Holding — French, J.
- The Supreme Court of Ohio affirmed the judgment of the Tenth District Court of Appeals, denying Manor Care's request for reimbursement from the Bureau of Workers' Compensation.
Rule
- To maintain the privilege of self-insurance, an employer must pay all compensation as required by Ohio's workers' compensation laws, and relief-fund benefits cannot be used to offset underpayments of PTD compensation.
Reasoning
- The court reasoned that Manor Care failed to establish a clear legal right to the relief it sought.
- The Court noted that the obligations to pay PTD compensation and reimburse the Bureau for relief-fund benefits were separate and distinct under Ohio law.
- It highlighted that the relief fund was established for specific purposes and that there was no statutory authority allowing for offsets between overpaid relief-fund benefits and underpaid PTD compensation.
- The Court rejected Manor Care's argument for an "accounting adjustment" to reconcile these payments, emphasizing that the Bureau did not have a legal duty to treat relief-fund benefits as PTD compensation.
- Furthermore, the Court pointed out that equitable restitution claims do not suffice for mandamus relief, which requires a clear legal right.
- As such, the Court concluded that Manor Care must fulfill its obligation to make the lump-sum payments without expecting reimbursement from the relief fund.
Deep Dive: How the Court Reached Its Decision
Court's Analysis of Legal Rights
The Supreme Court of Ohio analyzed Manor Care's claim for reimbursement by first examining whether the company established a clear legal right to the relief sought. The Court noted that the obligations under Ohio law to pay permanent-total-disability (PTD) compensation and to reimburse the Bureau of Workers' Compensation for relief-fund benefits are separate and distinct. It highlighted that R.C. 4123.412, which governs disbursements from the relief fund, does not provide for payments to employers like Manor Care, but rather exclusively to qualified injured workers. Therefore, the lack of statutory authority that would allow Manor Care to claim reimbursement from the relief fund was a significant factor in the Court's reasoning, as it determined there was no clear legal right that could support their request for reimbursement or credits against future payments.
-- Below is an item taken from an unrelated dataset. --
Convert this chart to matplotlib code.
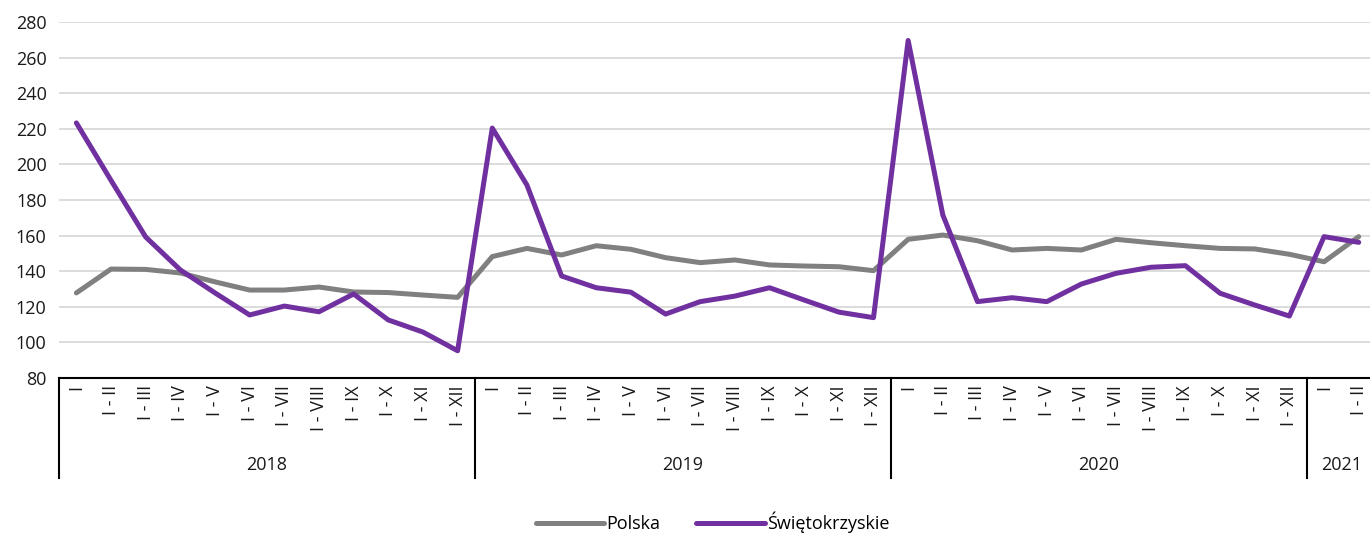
"""
Polska vs Świętokrzyskie - line chart with two-level category axis.
"""

import matplotlib
matplotlib.use("Agg")
import matplotlib.pyplot as plt
from matplotlib.transforms import blended_transform_factory

# Data
years = ["2018", "2019", "2020", "2021"]
months_per_year = [12, 12, 12, 2]
month_labels = ["I", "I - II", "I - III", "I - IV", "I - V", "I - VI",
                "I - VII", "I - VIII", "I - IX", "I - X", "I - XI", "I - XII"]

polska = [127.8, 141.2, 141.0, 139.0, 134.0, 129.4, 129.4, 131.1, 128.3, 128.0, 126.6, 125.3,
          148.2, 152.8, 149.1, 154.3, 152.3, 147.6, 144.8, 146.3, 143.5, 142.9, 142.5, 140.3,
          157.9, 160.3, 157.1, 151.9, 152.8, 151.9, 157.9, 156.0, 154.3, 152.8, 152.5, 149.5,
          145.3, 159.4]
swietokrzyskie = [223.3, 191.0, 159.2, 140.7, 127.8, 115.4, 120.4, 117.2, 127.2, 112.6, 105.8, 95.3,
                  220.4, 188.4, 137.3, 130.7, 128.2, 115.9, 122.9, 126.0, 130.7, 123.8, 117.0, 113.9,
                  269.6, 171.6, 122.9, 125.1, 122.9, 132.8, 138.8, 142.2, 143.1, 127.6, 121.0, 114.8,
                  159.4, 156.2]

GREY = "#808080"
PURPLE = "#7030a0"


def main():
    plt.rcParams["font.family"] = ["Open Sans", "DejaVu Sans"]
    fig = plt.figure(figsize=(13.7, 5.36), dpi=100)
    ax = fig.add_axes([0.0431, 0.2948, 0.9613, 0.6642])

    cats = []
    for n in months_per_year:
        cats += month_labels[:n]
    x = list(range(len(cats)))

    ax.plot(x, polska, color=GREY, lw=3.6, label="Polska", solid_capstyle="round")
    ax.plot(x, swietokrzyskie, color=PURPLE, lw=3.6, label="Świętokrzyskie",
            solid_capstyle="round")

    ax.set_xlim(-0.5, len(cats) - 0.5)
    ax.set_ylim(80, 280)
    ax.set_yticks(range(80, 281, 20))
    ax.tick_params(axis="y", length=0, labelsize=13, pad=9, colors="#1a1a1a")
    ax.grid(axis="y", color="#d9d9d9", lw=1.3)
    ax.set_axisbelow(True)
    for s in ["top", "right", "left"]:
        ax.spines[s].set_visible(False)
    ax.spines["bottom"].set_color("black")
    ax.spines["bottom"].set_linewidth(1.5)

    # month labels, rotated
    ax.set_xticks(x)
    ax.set_xticklabels([])
    ax.tick_params(axis="x", length=0)
    trans = blended_transform_factory(ax.transData, ax.transAxes)
    for xi, lab in zip(x, cats):
        ax.text(xi, -0.02, lab, rotation=90, ha="center", va="top",
                fontsize=13, transform=trans, color="#1a1a1a")

    # year separators and labels
    start = 0
    bounds = [-0.5]
    for yr, n in zip(years, months_per_year):
        end = start + n
        bounds.append(end - 0.5)
        ax.text((start + end - 1) / 2, -0.245, yr, ha="center", va="center",
                fontsize=13, transform=trans, color="#1a1a1a")
        start = end
    for b in bounds[:-1]:
        ax.plot([b, b], [0, -0.28], color="black", lw=1.5, transform=trans,
                clip_on=False)

    fig.legend(loc="lower center", ncol=2, frameon=False, fontsize=13,
               bbox_to_anchor=(0.52, -0.025), handlelength=3.8, handletextpad=0.1,
               columnspacing=2.0)

    fig.savefig("out.png", dpi=100)


if __name__ == "__main__":
    main()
Separation of Compensation Types
The Court emphasized the different purposes served by PTD compensation and relief-fund benefits, which are governed by different sections of the Ohio Revised Code. It stated that PTD compensation is provided for under R.C. 4123.58, while relief-fund benefits are specifically addressed under R.C. 4123.412. The distinction was crucial because it clarified that while self-insured employers like Manor Care are required to directly pay PTD compensation to their employees, the Bureau pays relief-fund benefits directly from the fund. The Court further noted that self-insured employers are obligated to reimburse the Bureau for relief-fund payments made to their employees dollar-for-dollar, reinforcing that these two types of compensation operate under separate statutory frameworks.
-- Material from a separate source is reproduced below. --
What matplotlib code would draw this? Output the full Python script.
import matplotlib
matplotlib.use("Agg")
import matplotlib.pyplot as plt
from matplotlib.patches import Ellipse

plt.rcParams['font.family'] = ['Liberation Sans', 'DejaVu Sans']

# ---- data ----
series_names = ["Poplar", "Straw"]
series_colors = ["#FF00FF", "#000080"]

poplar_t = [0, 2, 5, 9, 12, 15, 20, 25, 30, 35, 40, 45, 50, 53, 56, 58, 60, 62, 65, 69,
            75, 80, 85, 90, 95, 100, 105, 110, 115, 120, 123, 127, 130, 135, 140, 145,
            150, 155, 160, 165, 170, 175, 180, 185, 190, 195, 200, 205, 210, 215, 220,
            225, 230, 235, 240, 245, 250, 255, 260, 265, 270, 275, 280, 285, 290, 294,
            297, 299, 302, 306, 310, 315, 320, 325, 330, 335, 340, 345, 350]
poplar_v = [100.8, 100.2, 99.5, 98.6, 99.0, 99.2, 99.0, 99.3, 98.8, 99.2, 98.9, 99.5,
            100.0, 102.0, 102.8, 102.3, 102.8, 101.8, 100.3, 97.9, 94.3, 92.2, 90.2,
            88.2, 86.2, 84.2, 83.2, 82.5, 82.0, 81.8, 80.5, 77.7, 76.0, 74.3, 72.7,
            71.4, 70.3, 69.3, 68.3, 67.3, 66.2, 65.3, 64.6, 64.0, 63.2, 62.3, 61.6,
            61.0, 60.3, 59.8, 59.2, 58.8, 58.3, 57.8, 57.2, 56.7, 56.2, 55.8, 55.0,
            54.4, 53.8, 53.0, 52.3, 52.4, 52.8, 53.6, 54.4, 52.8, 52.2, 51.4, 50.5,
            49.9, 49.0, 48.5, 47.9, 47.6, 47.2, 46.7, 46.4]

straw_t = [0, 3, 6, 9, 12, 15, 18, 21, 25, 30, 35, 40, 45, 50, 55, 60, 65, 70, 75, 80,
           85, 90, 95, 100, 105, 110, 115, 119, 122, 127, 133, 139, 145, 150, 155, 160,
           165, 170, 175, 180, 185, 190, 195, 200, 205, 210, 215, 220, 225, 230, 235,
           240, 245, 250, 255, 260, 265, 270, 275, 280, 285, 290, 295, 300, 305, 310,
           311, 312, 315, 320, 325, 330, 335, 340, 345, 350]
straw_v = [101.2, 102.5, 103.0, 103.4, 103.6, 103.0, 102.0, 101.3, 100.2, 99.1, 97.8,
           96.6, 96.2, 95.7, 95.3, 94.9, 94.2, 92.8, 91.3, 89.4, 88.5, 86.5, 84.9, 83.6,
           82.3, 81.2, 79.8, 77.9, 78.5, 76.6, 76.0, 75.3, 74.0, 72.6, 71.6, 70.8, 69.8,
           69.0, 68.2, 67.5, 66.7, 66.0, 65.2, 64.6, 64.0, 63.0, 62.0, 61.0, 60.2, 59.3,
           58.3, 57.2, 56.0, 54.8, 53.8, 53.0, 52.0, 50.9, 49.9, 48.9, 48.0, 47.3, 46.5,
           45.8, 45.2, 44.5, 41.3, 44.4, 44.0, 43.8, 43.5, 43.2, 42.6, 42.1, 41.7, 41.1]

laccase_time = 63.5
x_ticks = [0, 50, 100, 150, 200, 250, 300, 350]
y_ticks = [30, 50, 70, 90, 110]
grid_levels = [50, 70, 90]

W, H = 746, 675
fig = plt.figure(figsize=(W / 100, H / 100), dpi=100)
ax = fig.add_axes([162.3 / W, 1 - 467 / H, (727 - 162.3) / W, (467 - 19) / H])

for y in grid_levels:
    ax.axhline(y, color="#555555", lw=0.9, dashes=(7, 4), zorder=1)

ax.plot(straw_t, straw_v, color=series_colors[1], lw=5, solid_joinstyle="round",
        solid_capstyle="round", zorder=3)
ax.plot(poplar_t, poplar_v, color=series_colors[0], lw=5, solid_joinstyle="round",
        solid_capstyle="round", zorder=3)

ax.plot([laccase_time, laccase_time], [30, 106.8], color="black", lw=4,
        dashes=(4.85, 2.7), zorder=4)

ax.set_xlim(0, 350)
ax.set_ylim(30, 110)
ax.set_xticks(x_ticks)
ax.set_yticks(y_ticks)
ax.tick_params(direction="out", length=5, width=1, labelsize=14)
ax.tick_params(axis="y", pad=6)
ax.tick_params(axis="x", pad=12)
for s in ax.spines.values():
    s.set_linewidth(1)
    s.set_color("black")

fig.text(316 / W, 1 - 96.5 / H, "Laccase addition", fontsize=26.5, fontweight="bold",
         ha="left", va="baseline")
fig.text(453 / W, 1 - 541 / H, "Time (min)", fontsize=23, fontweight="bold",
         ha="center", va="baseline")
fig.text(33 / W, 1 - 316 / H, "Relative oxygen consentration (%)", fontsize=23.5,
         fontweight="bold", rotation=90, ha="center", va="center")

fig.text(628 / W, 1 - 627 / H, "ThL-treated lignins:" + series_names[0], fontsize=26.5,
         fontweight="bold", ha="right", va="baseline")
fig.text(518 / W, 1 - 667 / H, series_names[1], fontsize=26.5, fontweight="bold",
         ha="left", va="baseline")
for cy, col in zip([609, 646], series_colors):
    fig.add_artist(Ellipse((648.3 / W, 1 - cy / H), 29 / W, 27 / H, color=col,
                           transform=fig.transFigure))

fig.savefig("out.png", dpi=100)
Rejection of Accounting Adjustments
Manor Care argued for an "accounting adjustment" that would allow its payments for relief-fund benefits to offset the underpayment of PTD compensation. However, the Court rejected this notion, asserting that the Bureau had no legal obligation to treat relief-fund benefits as PTD compensation. The Court pointed out that the statutory provisions do not support the idea that an overpayment of relief-fund benefits could be used to offset a separate obligation for PTD compensation. The distinction between these benefits reinforced the notion that they cannot be reconciled through mere accounting adjustments, as they serve different statutory purposes and are governed by different rules.
Equitable Restitution and Mandamus Relief
The Court also addressed Manor Care's claim for equitable restitution, stating that such claims do not provide a basis for mandamus relief, which requires a clear legal right. The Court reiterated that for a writ of mandamus to be issued, there must be established legal rights that are enforceable, and the right must be clearly defined by statutory authority. Since the General Assembly had not provided any statutory basis for Manor Care's claim, the Court concluded that there was no legal duty imposed on the Bureau to provide the relief Manor Care sought. The Court emphasized that it cannot create legal duties; only the General Assembly possesses that authority.
Conclusion of the Court
Ultimately, the Supreme Court of Ohio affirmed the Tenth District's judgment, emphasizing that Manor Care must fulfill its obligation to make lump-sum payments to the injured workers without expecting reimbursement from the relief fund. The Court recognized the inequity of the situation where Manor Care had to correct its underpayment without any recovery for prior overpayments but maintained that its decision was constrained by the statutory framework governing workers' compensation in Ohio. By affirming the lower court's ruling, the Supreme Court underscored the importance of adhering to the distinct legal obligations that self-insured employers have under Ohio law, reinforcing the integrity of the statutory schemes in place for workers' compensation and relief-fund benefits.